Tudo é sobre esporte 

Depois de horas de angústia, nervosismo e tensão entre os jornalistas, o pós atentado no meio das competições olímpicas deixa rastros de várias histórias que precisam ser contadas. Geff, ao ser reconhecido pelo trabalho que realizou com muita centralidade, destreza e um pouco de emoção, ele não se deixa mostrar que estava decepcionado depois que tudo acabou. Ao afirmar que o que eles viram foi uma tragédia e que o que eles transmitiram é tudo muito cruel, fica-nos a reflexão de que, nem sempre o jornalismo consegue transmitir algo positivo, sadio e bom. Há um momento no roteiro em que se discutiam até em que ponto eles poderiam transmitir ao vivo. Se um dos reféns for morto a tiros e a câmera gravar, deveríamos transmitir a morte de um inocente ao vivo? Que impacto isto iria gerar? Até em que ponto o jornalismo estaria sendo positivo? O que deve e o que não deve ir ao ar? 

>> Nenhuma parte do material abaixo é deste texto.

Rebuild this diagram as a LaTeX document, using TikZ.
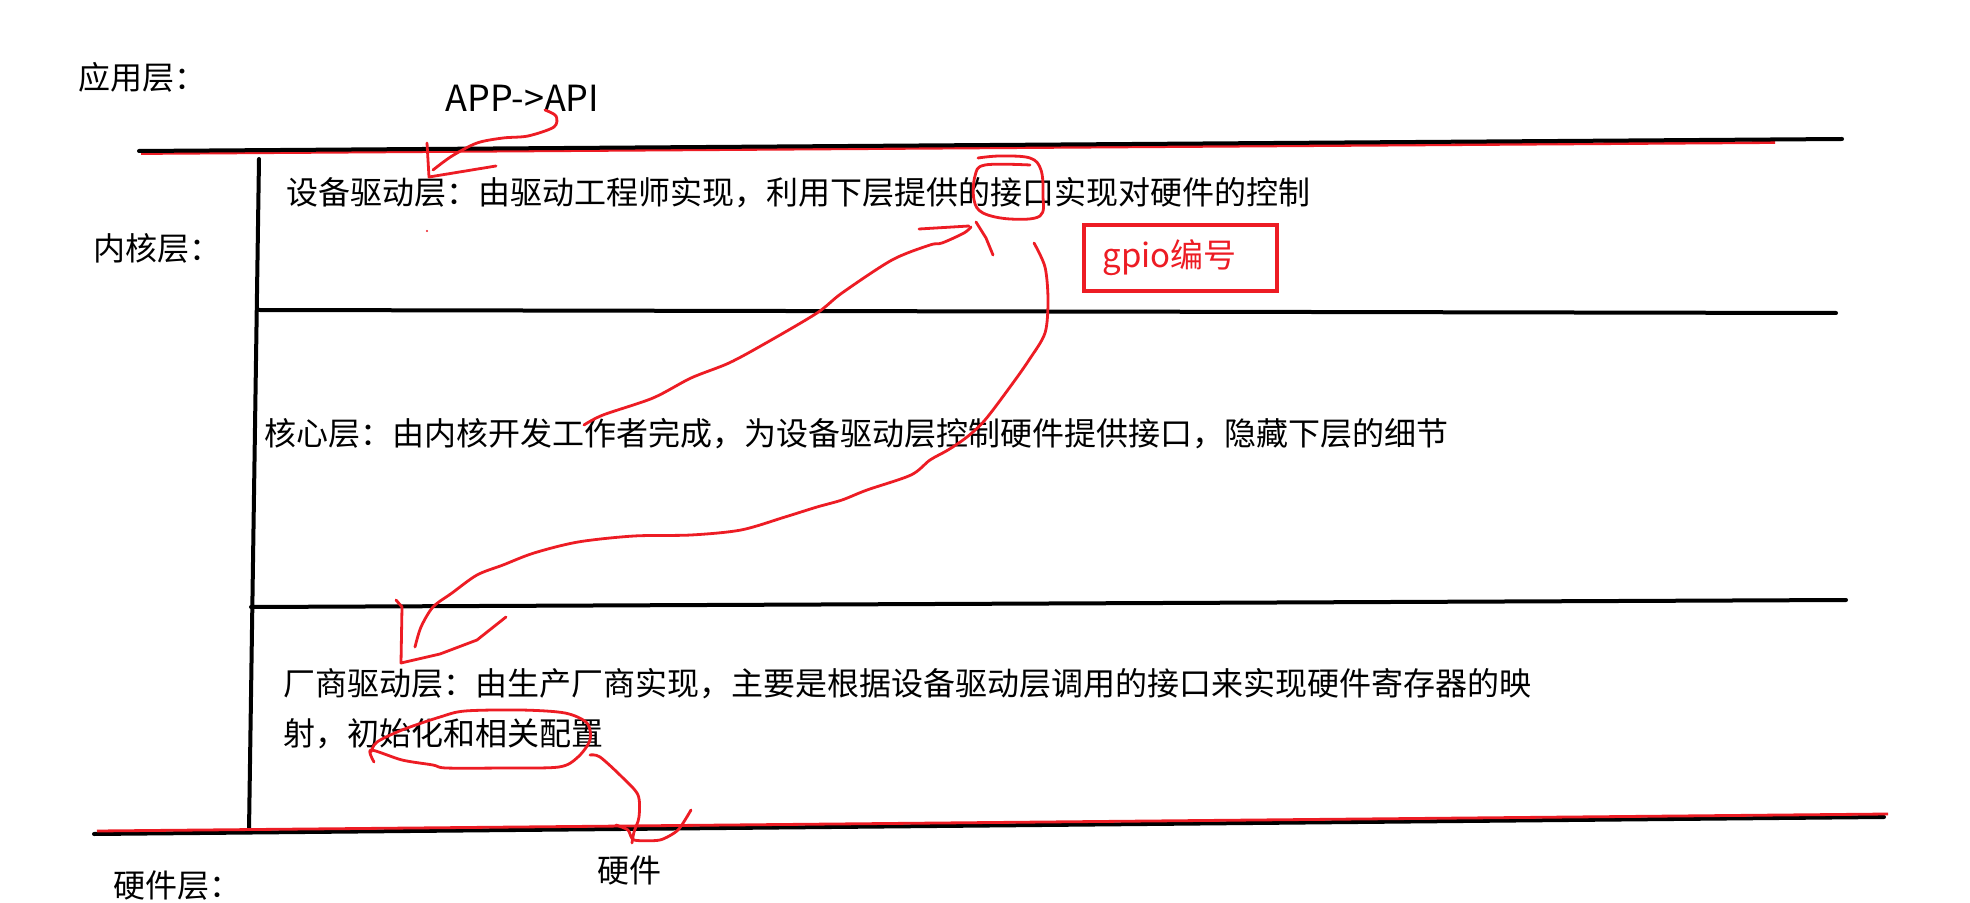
\documentclass[tikz,border=0pt]{standalone}
\usepackage{fontspec}
\setmainfont{Noto Sans CJK SC}
\definecolor{pen}{RGB}{237,28,36}
\begin{document}
\begin{tikzpicture}[x=0.5pt,y=-0.5pt,
  txt/.style={anchor=west,inner sep=0pt,font=\fontsize{16}{20}\selectfont},
  rule/.style={line width=2pt,black,line cap=round},
  redrule/.style={line width=1.4pt,pen},
  ink/.style={draw=pen,line width=1.4pt,line cap=round,line join=round},
  gpiobox/.style={draw=pen,line width=2pt,minimum width=96.5pt,minimum height=33pt,
    inner xsep=9pt,text width=78pt,align=left,text=pen,font=\fontsize{16.5}{20}\selectfont}]
\useasboundingbox[fill=white] (0,0) rectangle (1970,903);

% layer rules
\coordinate (t1) at (139,151); \coordinate (t2) at (1842,139);
\coordinate (v1) at (259,159); \coordinate (v2) at (249,831);
\coordinate (m1) at (259,310); \coordinate (m2) at (1836,313);
\coordinate (n1) at (251,607); \coordinate (n2) at (1846,600);
\coordinate (b1) at (94,834);  \coordinate (b2) at (1884,817);
\draw[redrule] (141,153.5) -- (1775,142.5);
\draw[rule] (t1) -- (t2);
\draw[rule] (v1) -- (v2);
\draw[rule] (m1) -- (m2);
\draw[rule] (n1) -- (n2);
\draw[rule] (b1) -- (b2);
\draw[redrule] (97,831) -- (1888,814);

% texts
\node[txt] (app) at (78,77) {应用层：};
\node[txt,font=\fontsize{18}{22}\selectfont] (api) at (445,98) {APP->API};
\node[txt] (kern) at (93,248) {内核层：};
\node[txt] (dev) at (286,193) {设备驱动层：由驱动工程师实现，利用下层提供的接口实现对硬件的控制};
\node[txt] (core) at (264,434) {核心层：由内核开发工作者完成，为设备驱动层控制硬件提供接口，隐藏下层的细节};
\node[txt] (ven1) at (283,684) {厂商驱动层：由生产厂商实现，主要是根据设备驱动层调用的接口来实现硬件寄存器的映};
\node[txt] (ven2) at (283,734) {射，初始化和相关配置};
\node[txt] (hw) at (597,870) {硬件};
\node[txt] (hwl) at (113,886) {硬件层：};
\node[gpiobox] (gpio) at (1180.5,258) {gpio编号};

% freehand annotations
\draw[ink] plot[smooth,tension=0.5] coordinates {(545,110)(556,116)(554,127)(528,136)(503,138)(477,143)(452,156)(433,170)};
\draw[ink] (427,143) -- (429,177) -- (496,166);

\draw[ink] plot[smooth,tension=0.6] coordinates {(1030,165)(985,165)(975,176)(974,200)(983,213)(1010,219)(1040,216)(1043,195)(1041,170)(1030,158)(1000,156)(978,158)};

\draw[ink] plot[smooth,tension=0.5] coordinates {(584,425)(603,415)(653,398)(691,378)(729,363)(766,343)(817,313)(842,293)(892,260)(930,245)(942,243)(964,233)(971,227)};
\draw[ink] (919,229) -- (969,226);
\draw[ink] (976,222) -- (986,238) -- (993,255);

\draw[ink] plot[smooth,tension=0.5] coordinates {(1034,243)(1045,267)(1048,300)(1045,333)(1029,360)(1010,387)(985,420)(967,437)(948,450)(930,460)(911,475)(867,490)(842,500)(817,507)(785,517)(741,530)(691,535)(634,536)(578,542)(534,553)(503,565)(477,575)(452,593)(433,607)(421,627)(415,647)};
\draw[ink] (396,600) -- (402,607) -- (401,663) -- (440,654) -- (477,640) -- (506,617);

\draw[ink] plot[smooth,tension=0.5] coordinates {(374,762)(371,750)(402,760)(433,765)(446,768)(503,768)(559,767)(578,757)(590,740)(587,723)(565,713)(521,710)(465,711)(440,717)(402,730)(377,742)(371,752)};

\draw[ink] plot[smooth,tension=0.5] coordinates {(590,755)(600,757)(622,777)(638,795)(639,817)(634,832)(632,843)};
\draw[ink] plot[smooth,tension=0.4] coordinates {(616,825)(628,830)(634,840)(660,840)(678,830)(691,810)};

\fill[pen] (427,231) circle (0.6pt);
\end{tikzpicture}
\end{document}
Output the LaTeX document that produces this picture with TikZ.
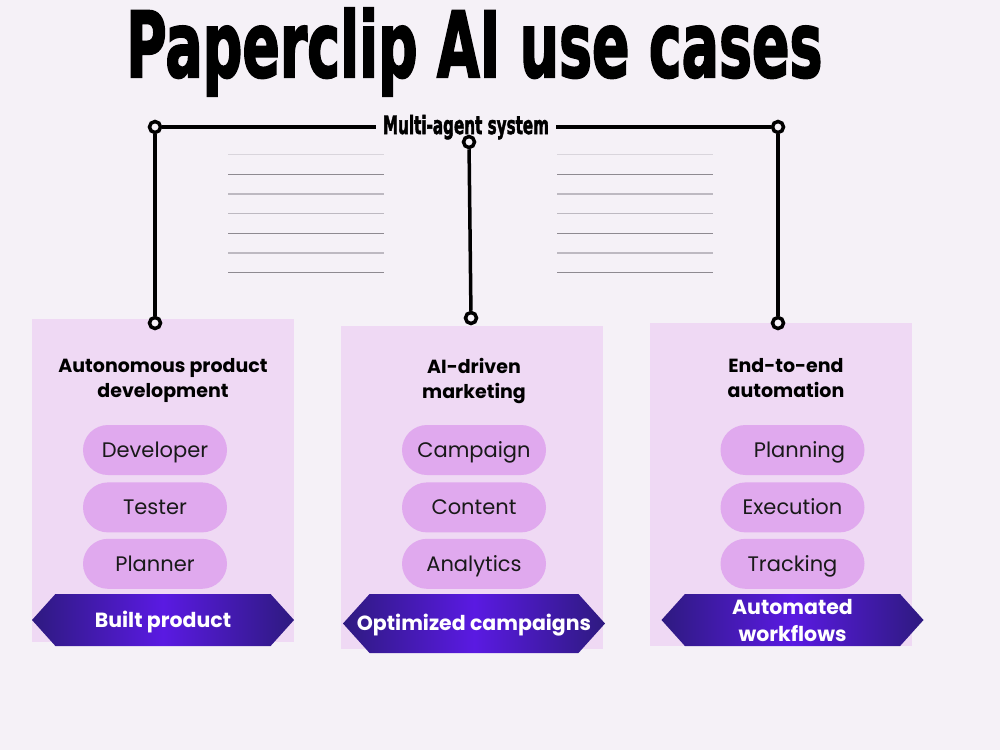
\documentclass[tikz,border=0pt]{standalone}
\usepackage{fontspec}
\setmainfont{Poppins}
\newfontfamily\headfont[BoldFeatures={FakeBold=2.5}]{DejaVu Sans}
\usetikzlibrary{positioning}
\usetikzlibrary{shapes.symbols}

\definecolor{pagebg}{HTML}{F5F1F7}
\definecolor{panelbg}{HTML}{EFD9F4}
\definecolor{pillbg}{HTML}{E0A9EE}
\definecolor{bandark}{HTML}{2E1A80}
\definecolor{banlight}{HTML}{5A1AE2}
\definecolor{ruleA}{HTML}{D9D5DC}
\definecolor{ruleB}{HTML}{8E8A91}
\definecolor{ruleC}{HTML}{BDB9C1}

\tikzset{
  panel/.style={fill=panelbg, minimum width=262pt, inner sep=0pt},
  heading/.style={align=center, anchor=north, inner sep=0pt,
    font=\fontsize{19}{25}\selectfont\bfseries},
  agent/.style={fill=pillbg, rounded corners=25pt, minimum width=144pt,
    minimum height=50pt, inner sep=0pt, text height=14.5pt, text depth=0pt,
    text=black!90, font=\fontsize{21}{24}\selectfont},
  banner/.style={signal, signal to=west and east, signal pointer angle=96,
    minimum width=262pt, inner sep=0pt, left color=bandark,
    right color=bandark, middle color=banlight, text=white, align=center,
    font=\fontsize{20.5}{27}\selectfont\bfseries},
  oneline/.style={text height=14pt, text depth=0pt},
  pin/.style={circle, draw, line width=3.5pt, fill=pagebg, minimum size=11pt,
    inner sep=0pt},
  wire/.style={line width=3.5pt},
}

\begin{document}
\begin{tikzpicture}[x=1pt, y=-1pt]
  \fill[pagebg] (0,0) rectangle (1000,750);
  \useasboundingbox (0,0) rectangle (1000,750);

  % title
  \node[anchor=base west, inner sep=0pt] (title) at (126,77)
    {\resizebox{696pt}{69pt}{\headfont\bfseries Paperclip AI use cases}};

  % ruled lines
  \foreach \yy/\cc/\ww in {154/ruleA/0.8, 174/ruleB/1, 194/ruleC/1.6,
      213/ruleC/1, 233/ruleB/1, 253/ruleC/1.6, 272/ruleB/1} {
    \draw[\cc, line width=\ww pt] (228,\yy) -- (384,\yy);
    \draw[\cc, line width=\ww pt] (557,\yy) -- (713,\yy);
  }

  % panels
  \node[panel, minimum height=323pt] (pnlA) at (163,480.5) {};
  \node[panel, minimum height=323pt] (pnlB) at (471.5,487.5) {};
  \node[panel, minimum height=323pt] (pnlC) at (780.5,484.5) {};

  \node[heading] (hdA) at (163,358) {Autonomous product\\development};
  \node[heading] (hdB) at (474,358) {AI-driven\\marketing};
  \node[heading] (hdC) at (786,358) {End-to-end\\automation};

  % agents
  \node[agent] (dev) at (155,450) {Developer};
  \node[agent, below=7pt of dev] (tst) {Tester};
  \node[agent, below=6pt of tst] (pln) {Planner};

  \node[agent] (cmp) at (474,450) {Campaign};
  \node[agent, below=7pt of cmp] (cnt) {Content};
  \node[agent, below=6pt of cnt] (anl) {Analytics};

  \node[agent] (plg) at (792.5,450) {\hspace{14pt}Planning};
  \node[agent, below=7pt of plg] (exe) {Execution};
  \node[agent, below=6pt of exe] (trk) {Tracking};

  % outcomes
  \node[banner, oneline, minimum height=52pt] (outA) at (163,620) {Built product};
  \node[banner, oneline, minimum height=59pt] (outB) at (474,623.5)
    {\makebox[0pt]{Optimized campaigns}};
  \node[banner, minimum height=52pt] (outC) at (792.5,620) {Automated\\workflows};

  % multi-agent bracket
  \node[anchor=base, inner xsep=7pt, inner ysep=0pt] (mas) at (466,134)
    {\resizebox{166pt}{19pt}{\headfont\bfseries Multi-agent system}};
  \node[pin] (ctl) at (155,127) {};
  \node[pin] (ctr) at (778,127) {};
  \node[pin] (ctm) at (469,142) {};
  \node[pin] (cbl) at (155,323) {};
  \node[pin] (cbm) at (471,318) {};
  \node[pin] (cbr) at (778,323) {};
  \draw[wire] (ctl) -- (ctl -| mas.west);
  \draw[wire] (mas.east |- ctr) -- (ctr);
  \draw[wire] (ctl) -- (cbl);
  \draw[wire] (ctm) -- (cbm);
  \draw[wire] (ctr) -- (cbr);
\end{tikzpicture}
\end{document}
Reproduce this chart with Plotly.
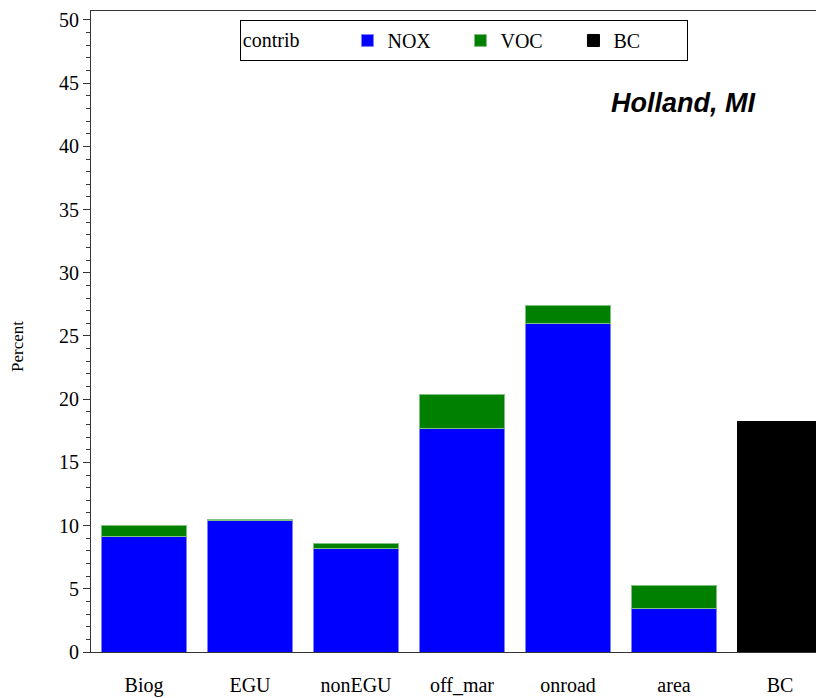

É tudo sobre esporte. É sobre histórias de pessoas que têm seus talentos como medalhas de honra para seus países. Toda a delegação de Israel foi assassinada nas Olimpíadas de 1972. Todos os atletas foram feitos de reféns por terroristas palestinos dentro da Vila Olímpica. Mais uma vez a Alemanha virou palco de derramamento de sangue de inocentes. Mas o esporte continuou ali, acontecendo. Pessoas competindo e concorrendo a medalhas. Setembro 5 é mais que necessário. É um filme que todo aspirante a jornalista precisa parar para assistir e refletir o que deseja fazer no jornalismo. Que tipo de profissional você deseja ser e até em que ponto você é capaz de ir por uma história, por um furo de reportagem... Houve um certo momento em que aqueles repórteres precisaram dizer em voz alta que não se tratava mais de uma competição, mas sim, de um serviço de informação verdadeira para a sociedade. Era uma utilidade pública em prol de uma humanidade ferida que precisava de respostas.